First things first, let's figure out the **domain**. The domain is like the set of all 'x' numbers that we're allowed to put into our function without breaking it. For a fraction, the biggest rule is that you can NEVER, ever have a zero on the bottom part (that's called the denominator). So, we need to find out what 'x' value would make the bottom zero and then say 'x' can't be that number!

1. **Find the Domain:**
The bottom of our fraction is $5x + 2$.
We set it to not be zero: $5x + 2 \neq 0$.
Subtract 2 from both sides: $5x \neq -2$.
Divide by 5: $x \neq -\frac{2}{5}$.
So, the domain is all real numbers except for $x = -\frac{2}{5}$. Easy peasy!

Next, let's find the **vertical asymptotes**. Imagine these as invisible "walls" that the graph of the function gets super, super close to but never actually touches. These walls pop up exactly where the denominator becomes zero (and the top part doesn't!).

2. **Find the Vertical Asymptote(s):**
We already found the 'x' value that makes the bottom zero: $x = -\frac{2}{5}$.
The top part of our fraction is 2, which is definitely not zero.
So, we have a vertical asymptote right there at $x = -\frac{2}{5}$. The graph will go straight up or straight down near this line!

Lastly, we'll find the **horizontal asymptotes**. This is another invisible line, but this one tells us what the graph looks like when 'x' gets super, super big (positive or negative). It's like where the graph flattens out as you go really far left or right.

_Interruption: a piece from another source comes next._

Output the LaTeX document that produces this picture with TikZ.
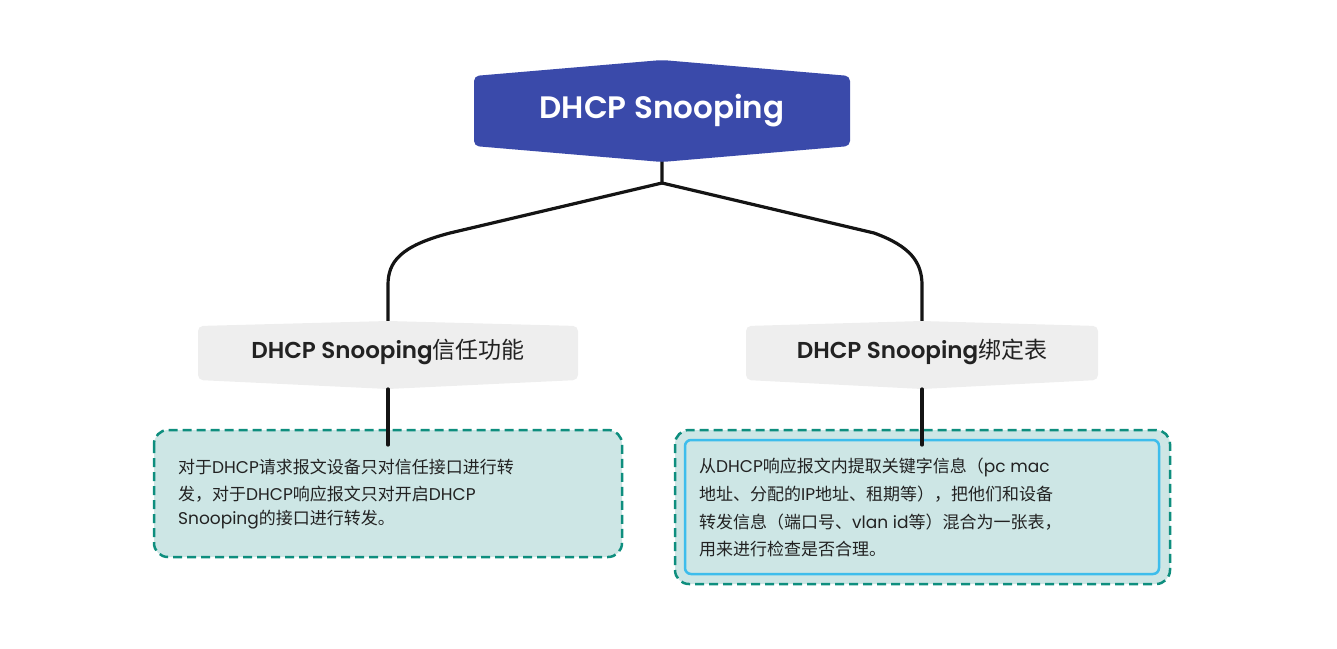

3. **Find the Horizontal Asymptote(s):**
Look at our function: $f(x)=\frac{2}{5 x+2}$.
On the top, we just have the number 2. This is like having $x^0$ (because any number to the power of 0 is 1, so $2 = 2x^0$). The highest power of 'x' on the top is 0.
On the bottom, we have $5x + 2$. The highest power of 'x' here is $x^1$ (from the $5x$ part). The highest power of 'x' on the bottom is 1.
Since the highest power of 'x' on the top (0) is smaller than the highest power of 'x' on the bottom (1), our horizontal asymptote is always $y = 0$. This means as 'x' gets huge, the whole fraction gets super tiny, almost zero!